As of June 30, 2024 and December 31, 2023, the Company had a temporary advance of $8,756 and $8,756 from the Sponsor, respectively. The balance is unsecured, interest-free and has no fixed terms of repayment.

 

On July 29, 2024, the Company paid off the Promissory Note and Amount due to Sponsor which were $298,440 and $83,756, respectively.

 

 

DT CLOUD STAR ACQUISITION CORPORATION

NOTES TO UNAUDITED FINANCIAL STATEMENTS

 

Administrative Services Arrangement

 

An affiliate of the Sponsor will agree that, commencing from the date that the Company’s securities are first listed on Nasdaq through the earlier of the Company’s consummation of a Business Combination and its liquidation, to make available to the Company certain general and administrative services, including office space, administrative and support services, as the Company may require from time to time. The Company has agreed to pay the affiliate of the Sponsor $10,000 per month for these services commencing on the closing date of this offering for 15 months. $0 was incurred for the services for both six months periods ended June 30, 2024 and 2023. $0 was incurred for the services for both three months periods ended June 30, 2024 and 2023.

 

Working Capital Loans

 

In order to finance transaction costs in connection with a Business Combination, the Sponsor or an affiliate of the Sponsor or certain of the Company’s directors and officers may, but are not obligated to, loan the Company funds as may be required (“Working Capital Loans”).

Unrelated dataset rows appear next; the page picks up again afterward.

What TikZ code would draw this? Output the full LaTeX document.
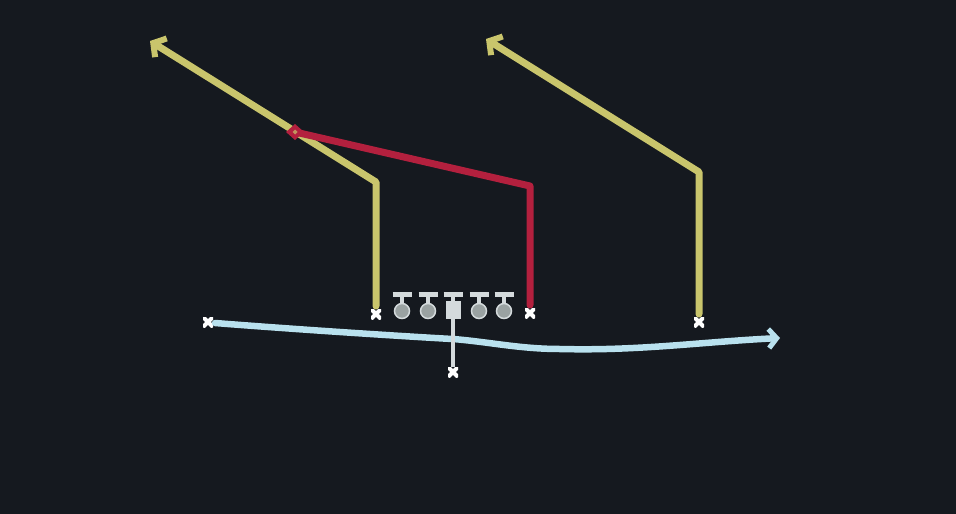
\documentclass[tikz,border=0pt]{standalone}
\usetikzlibrary{arrows.meta}
\definecolor{bg}{HTML}{15191F}
\definecolor{yel}{HTML}{C9C56C}
\definecolor{redr}{HTML}{B3203E}
\definecolor{lblue}{HTML}{B9E1EE}
\definecolor{plr}{HTML}{D4DADC}
\definecolor{plrgray}{HTML}{9AA2A2}
\tikzset{
  route/.style={line width=7pt, line join=round, line cap=round},
  yroute/.style={route, draw=yel, -{Straight Barb[length=9pt,width=22pt,line width=6pt]}},
  rroute/.style={route, draw=redr},
  broute/.style={route, line width=6.5pt, draw=lblue, -{Straight Barb[length=8pt,width=19pt,line width=5pt]}},
  xmark/.style={inner sep=0pt, minimum size=10pt, path picture={
    \draw[white, line width=4pt] (path picture bounding box.south west) -- (path picture bounding box.north east)
      (path picture bounding box.north west) -- (path picture bounding box.south east);}},
  lineman/.style={circle, fill=plrgray, draw=plr, line width=1.5pt, minimum size=15pt, inner sep=0pt},
  center/.style={rectangle, fill=plr, minimum width=15pt, minimum height=18pt, inner sep=0pt},
}
\begin{document}
\begin{tikzpicture}[x=1pt,y=-1pt]
\fill[bg] (0,0) rectangle (956,514);
\useasboundingbox (0,0) rectangle (956,514);
% route corner coordinates
\coordinate (y1c) at (376,182);
\coordinate (y1e) at (150,41);
\coordinate (y2c) at (699,172);
\coordinate (y2e) at (486,39);
\coordinate (rc) at (530,186);
\coordinate (re) at (295,132);
\coordinate (bm1) at (453,339);
\coordinate (bm2) at (560,349);
\coordinate (be) at (780,338);
% players
\node[xmark] (wl) at (376,314) {};
\node[xmark] (te) at (530,313) {};
\node[xmark] (wr) at (699,322) {};
\node[xmark] (mo) at (208,322) {};
\node[xmark] (qb) at (453,372) {};
% routes
\draw[yroute] (wl.center) ++(0,-8) -- (y1c) -- (y1e);
\draw[yroute] (wr.center) ++(0,-8) -- (y2c) -- (y2e);
\draw[rroute] (te.center) ++(0,-8) -- (rc) -- (re);
\fill[redr] (re) ++(-9,0) -- ++(9,-8) -- ++(9,8) -- ++(-9,8) -- cycle;
\fill[yel!70!redr] (re) ++(-2.5,0) -- ++(2.5,-2.5) -- ++(2.5,2.5) -- ++(-2.5,2.5) -- cycle;
\draw[broute] (mo.center) ++(7,1) .. controls (330,332) and (450,339) .. (bm1) .. controls (490,342) and (520,349) .. (bm2) .. controls (640,351) and (700,342) .. (be);
% center and back stem
\draw[plr, line width=4pt] (453,318) -- (qb);
% linemen
\foreach \i/\x in {1/402,2/428,4/479,5/504}{
  \node[lineman] (l\i) at (\x,311) {};
  \draw[plr, line width=3.5pt] (\x,295) -- (l\i.north);
  \draw[plr, line width=5pt] (\x-9.5,294) -- (\x+9.5,294);
}
\node[center] (c) at (453,310) {};
\draw[plr, line width=3.5pt] (453,295) -- (c.north);
\draw[plr, line width=5pt] (443.5,294) -- (462.5,294);
\end{tikzpicture}
\end{document}
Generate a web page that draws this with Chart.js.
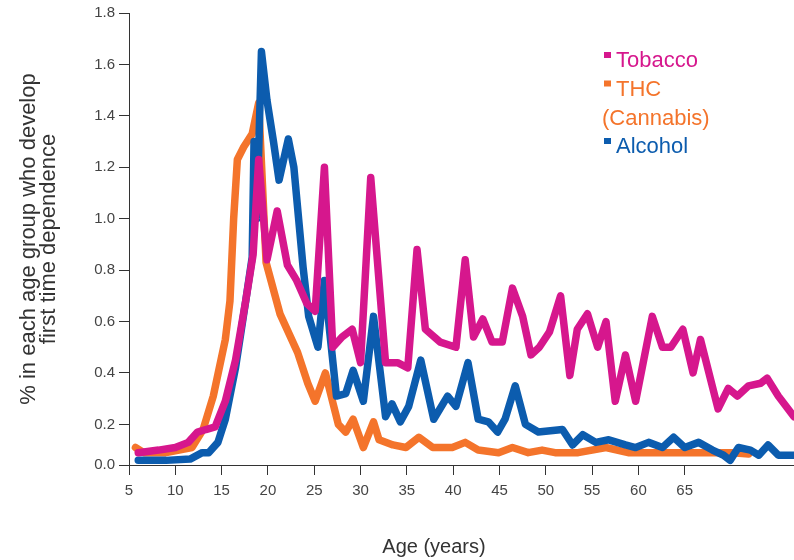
<!DOCTYPE html>
<html>
<head>
<meta charset="utf-8">
<script src="https://cdn.jsdelivr.net/npm/chart.js@4.4.0/dist/chart.umd.min.js"></script>
<style>
  html, body { margin: 0; padding: 0; background: #fff; }
</style>
</head>
<body>
<canvas id="chart" width="794" height="560"></canvas>
<script>
// ages (years) and % values
const tobaccoAges = [6, 8.2, 10, 11.4, 12.4, 13.3, 14.3, 15.4, 16.5, 17.6, 18.4, 19, 19.9, 21, 22.1, 23.1, 24.2, 25.1, 26.1, 27, 28, 29.1, 30, 31.1, 32.7, 34, 35.1, 36.1, 37, 38.6, 40.3, 41.3, 42.2, 43.2, 44.2, 45.3, 46.4, 47.5, 48.4, 49.3, 50.4, 51.6, 52.6, 53.4, 54.5, 55.6, 56.5, 57.5, 58.6, 59.7, 61.5, 62.6, 63.5, 64.8, 65.9, 66.7, 68.6, 69.7, 70.7, 71.9, 73.2, 73.9, 75.1, 76.8];
const tobaccoValues = [0.09, 0.10, 0.11, 0.13, 0.17, 0.18, 0.19, 0.29, 0.45, 0.68, 0.86, 1.23, 0.84, 1.03, 0.82, 0.76, 0.67, 0.64, 1.20, 0.50, 0.54, 0.57, 0.44, 1.16, 0.44, 0.44, 0.42, 0.88, 0.57, 0.52, 0.50, 0.84, 0.54, 0.61, 0.52, 0.52, 0.73, 0.62, 0.47, 0.50, 0.56, 0.70, 0.39, 0.57, 0.63, 0.50, 0.60, 0.29, 0.47, 0.29, 0.62, 0.50, 0.50, 0.57, 0.40, 0.53, 0.26, 0.34, 0.31, 0.35, 0.36, 0.38, 0.31, 0.23];

const thcAges = [5.7, 6.6, 9, 11.8, 13, 14.1, 15.4, 15.9, 16.3, 16.7, 17.4, 18.3, 19, 19.8, 21.3, 23.2, 24.3, 25.1, 26.2, 27.6, 28.4, 29.2, 30.3, 31.4, 32, 33.5, 34.9, 36.3, 37.8, 39.9, 41.3, 42.7, 44.9, 46.4, 48.1, 49.6, 51, 53.5, 56.5, 58.9, 65, 70.2, 71.9];
const thcValues = [0.11, 0.09, 0.09, 0.11, 0.18, 0.31, 0.53, 0.68, 1.0, 1.23, 1.28, 1.33, 1.45, 0.83, 0.63, 0.48, 0.36, 0.29, 0.40, 0.20, 0.17, 0.22, 0.11, 0.21, 0.14, 0.12, 0.11, 0.15, 0.11, 0.11, 0.13, 0.10, 0.09, 0.11, 0.09, 0.10, 0.09, 0.09, 0.11, 0.09, 0.09, 0.09, 0.085];

const alcoholAges = [6, 9, 11.6, 12.9, 13.6, 14.6, 15.4, 16.5, 17.6, 18.3, 18.5, 18.8, 19.3, 19.9, 20.6, 21.2, 22.2, 22.8, 23.8, 24.4, 25.4, 26.1, 26.7, 27.4, 28.4, 29.2, 30.3, 31.4, 32.7, 33.4, 34.3, 35.2, 36.5, 37.9, 39.4, 40.3, 41.6, 42.7, 43.8, 44.8, 45.6, 46.7, 47.8, 49.2, 51.8, 52.9, 54, 55.4, 56.8, 58.6, 59.7, 61.1, 62.6, 63.8, 65, 66.5, 68, 69.2, 69.9, 70.8, 72.1, 73, 74, 75.1, 76.8];
const alcoholValues = [0.06, 0.06, 0.065, 0.09, 0.09, 0.13, 0.22, 0.42, 0.68, 0.85, 1.30, 1.0, 1.65, 1.46, 1.30, 1.15, 1.31, 1.20, 0.81, 0.62, 0.50, 0.76, 0.55, 0.31, 0.32, 0.41, 0.29, 0.62, 0.23, 0.28, 0.21, 0.27, 0.45, 0.22, 0.31, 0.27, 0.44, 0.22, 0.21, 0.17, 0.22, 0.35, 0.20, 0.17, 0.18, 0.12, 0.16, 0.13, 0.14, 0.12, 0.11, 0.13, 0.11, 0.15, 0.11, 0.13, 0.10, 0.08, 0.06, 0.11, 0.10, 0.08, 0.12, 0.08, 0.08];

const seriesLabels = ["Tobacco", "THC\n(Cannabis)", "Alcohol"];
const seriesColors = ["#d6178d", "#f4742b", "#0c5cae"];

const xTicks = [5, 10, 15, 20, 25, 30, 35, 40, 45, 50, 55, 60, 65];
const yTicks = [0, 0.2, 0.4, 0.6, 0.8, 1.0, 1.2, 1.4, 1.6, 1.8];
const xTitle = "Age (years)";
const yTitle = ["% in each age group who develop", "first time dependence"];

// the x axis of the original sits a little above its 0.0 step
const yBase = 0.042;

const FONT = "'Liberation Sans', Arial, sans-serif";

function pts(ages, vals) {
  return ages.map((a, i) => ({ x: a, y: vals[i] }));
}

const datasets = [
  { label: seriesLabels[0], data: pts(tobaccoAges, tobaccoValues), order: 1 },
  { label: seriesLabels[1], data: pts(thcAges, thcValues), order: 3 },
  { label: seriesLabels[2], data: pts(alcoholAges, alcoholValues), order: 2 },
].map((d, i) => Object.assign(d, {
  borderColor: seriesColors[i],
  backgroundColor: seriesColors[i],
  borderWidth: 7.5,
  borderJoinStyle: "round",
  borderCapStyle: "round",
  pointRadius: 0,
  tension: 0,
  fill: false,
}));

// legend as coloured text in the upper right, plus the x title (sits left of centre in the original)
const textLegend = {
  id: "textLegend",
  afterDraw(chart) {
    const ctx = chart.ctx;
    ctx.save();
    ctx.font = "22px " + FONT;
    ctx.textBaseline = "alphabetic";
    let y = 67;
    chart.data.datasets.forEach((ds) => {
      const lines = ds.label.split("\n");
      lines.forEach((line, j) => {
        ctx.fillStyle = ds.borderColor;
        if (j === 0) {
          ctx.fillRect(604, y - 15, 7, 6);
          ctx.fillText(line, 616, y);
        } else {
          ctx.fillText(line, 602, y);
        }
        y += j === 0 && lines.length > 1 ? 29 : 28.5;
      });
    });

    ctx.font = "20px " + FONT;
    ctx.fillStyle = "#333";
    ctx.textAlign = "center";
    ctx.textBaseline = "middle";
    ctx.fillText(xTitle, 434, 547);
    ctx.restore();
  },
};

new Chart(document.getElementById("chart"), {
  type: "line",
  data: { datasets },
  plugins: [textLegend],
  options: {
    responsive: false,
    animation: false,
    devicePixelRatio: 1,
    layout: { padding: { top: 12, right: 0, bottom: 0, left: 0 } },
    plugins: {
      legend: { display: false },
      tooltip: { enabled: false },
    },
    scales: {
      x: {
        type: "linear",
        min: 5,
        max: 76.8,
        afterBuildTicks: (axis) => { axis.ticks = xTicks.map((v) => ({ value: v })); },
        afterFit: (s) => { s.height = 95; },
        ticks: { font: { family: FONT, size: 15 }, color: "#444", padding: 7, maxRotation: 0, autoSkip: false },
        grid: { drawOnChartArea: false, drawTicks: true, tickLength: 10, color: "#333" },
        border: { color: "#333", width: 1 },
        title: { display: false },
      },
      y: {
        min: yBase,
        max: 1.8,
        afterBuildTicks: (axis) => { axis.ticks = yTicks.map((v) => ({ value: Math.max(v, yBase) })); },
        afterFit: (s) => { s.width = 129; },
        ticks: {
          font: { family: FONT, size: 15 },
          color: "#444",
          padding: 4,
          callback: (v) => (v < 0.1 ? "0.0" : v.toFixed(1)),
        },
        grid: { drawOnChartArea: false, drawTicks: true, tickLength: 10, color: "#333" },
        border: { color: "#333", width: 1 },
        title: {
          display: true,
          text: yTitle,
          font: { family: FONT, size: 22, lineHeight: 0.92 },
          color: "#333",
          padding: { top: 19, bottom: 0 },
        },
      },
    },
  },
});
</script>
</body>
</html>
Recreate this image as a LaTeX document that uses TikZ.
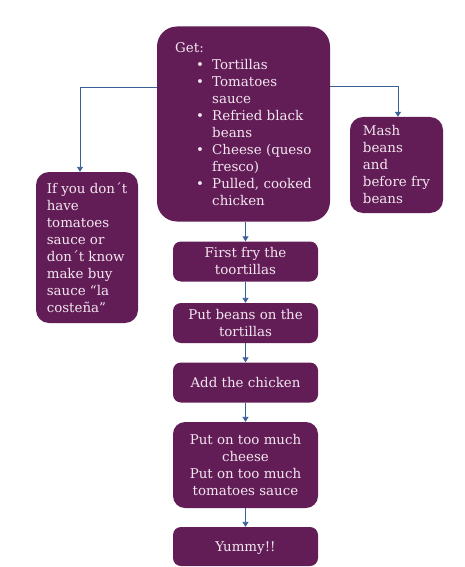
\documentclass[tikz,border=0pt]{standalone}
\usepackage{fontspec}
\setmainfont{DejaVu Serif}
\usetikzlibrary{arrows.meta}
\definecolor{plum}{HTML}{621D57}
\definecolor{boxtext}{HTML}{F3E6EF}
\definecolor{conncol}{HTML}{3A6096}
\newcommand{\bul}{\makebox[16pt][l]{\textbullet}}
\newcommand{\ind}{\makebox[16pt][l]{}}
\tikzset{
  box/.style={fill=plum, text=boxtext, inner sep=0pt, font=\fontsize{13.4}{17}\selectfont},
  conn/.style={draw=conncol, line width=0.9pt, -{Triangle[width=6pt,length=5pt]}},
}
\begin{document}
\begin{tikzpicture}[x=1pt,y=-1pt]
\useasboundingbox (0,0) rectangle (464,567);
\node[box, rounded corners=20pt, minimum width=173pt, minimum height=195pt, align=left] (get) at (243.5,124)
  {Get:\\
   \hspace{21pt}\bul Tortillas\\
   \hspace{21pt}\bul Tomatoes\\
   \hspace{21pt}\ind sauce\\
   \hspace{21pt}\bul Refried black\\
   \hspace{21pt}\ind beans\\
   \hspace{21pt}\bul Cheese (queso\\
   \hspace{21pt}\ind fresco)\\
   \hspace{21pt}\bul Pulled, cooked\\
   \hspace{21pt}\ind chicken};
\node[box, rounded corners=13pt, minimum width=102pt, minimum height=151pt, align=left] (left) at (87,247.5)
  {If you don´t\\have\\tomatoes\\sauce or\\don´t know\\make buy\\sauce “la\\costeña”};
\node[box, rounded corners=13pt, minimum width=93pt, minimum height=96pt, align=left] (right) at (396.5,165)
  {Mash\\beans\\and\\before fry\\beans};
\node[box, rounded corners=8pt, minimum width=145pt, minimum height=40pt, align=center] (fry) at (245.5,261.5)
  {First fry the\\toortillas};
\node[box, rounded corners=8pt, minimum width=145pt, minimum height=40pt, align=center] (beans) at (245.5,323)
  {Put beans on the\\tortillas};
\node[box, rounded corners=8pt, minimum width=145pt, minimum height=40pt, align=center] (chicken) at (245.5,382.5)
  {Add the chicken};
\node[box, rounded corners=12pt, minimum width=145pt, minimum height=86pt, align=center] (cheese) at (245.5,465)
  {Put on too much\\cheese\\Put on too much\\tomatoes sauce};
\node[box, rounded corners=8pt, minimum width=145pt, minimum height=39pt, align=center, text depth=0pt] (yummy) at (245.5,546.5)
  {Yummy!!};
\coordinate (lturn) at (80,87);
\coordinate (rturn) at (398,86);
\draw[conn] (get.west |- lturn) -- (lturn) -- (lturn |- left.north);
\draw[conn] (get.east |- rturn) -- (rturn) -- (rturn |- right.north);
\draw[conn] (get.south -| fry.north) -- (fry.north);
\draw[conn] (fry) -- (beans);
\draw[conn] (beans) -- (chicken);
\draw[conn] (chicken) -- (cheese);
\draw[conn] (cheese) -- (yummy);
\end{tikzpicture}
\end{document}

If the Company completes a Business Combination, the Company would repay the Working Capital Loans out of the proceeds of the Trust Account released to the Company. Otherwise, the Working Capital Loans would be repaid only out of funds held outside the Trust Account. In the event that a Business Combination does not close, the Company may use a portion of proceeds held outside the Trust Account to repay the Working Capital Loans, but no proceeds held in the Trust Account would be used to repay the Working Capital Loans. Except for the foregoing, the terms of such Working Capital Loans, if any, have not been determined and no written agreements exist with respect to such loans. The Working Capital Loans would either be repaid upon consummation of a Business Combination, without interest, or, at the lender’s discretion, up to $300,000 converted upon consummation of our business combination into private units at a price of $10.00 per unit. As of June 30, 2024 and December 31, 2023, the principal amount due under the Working Capital Loan was $0.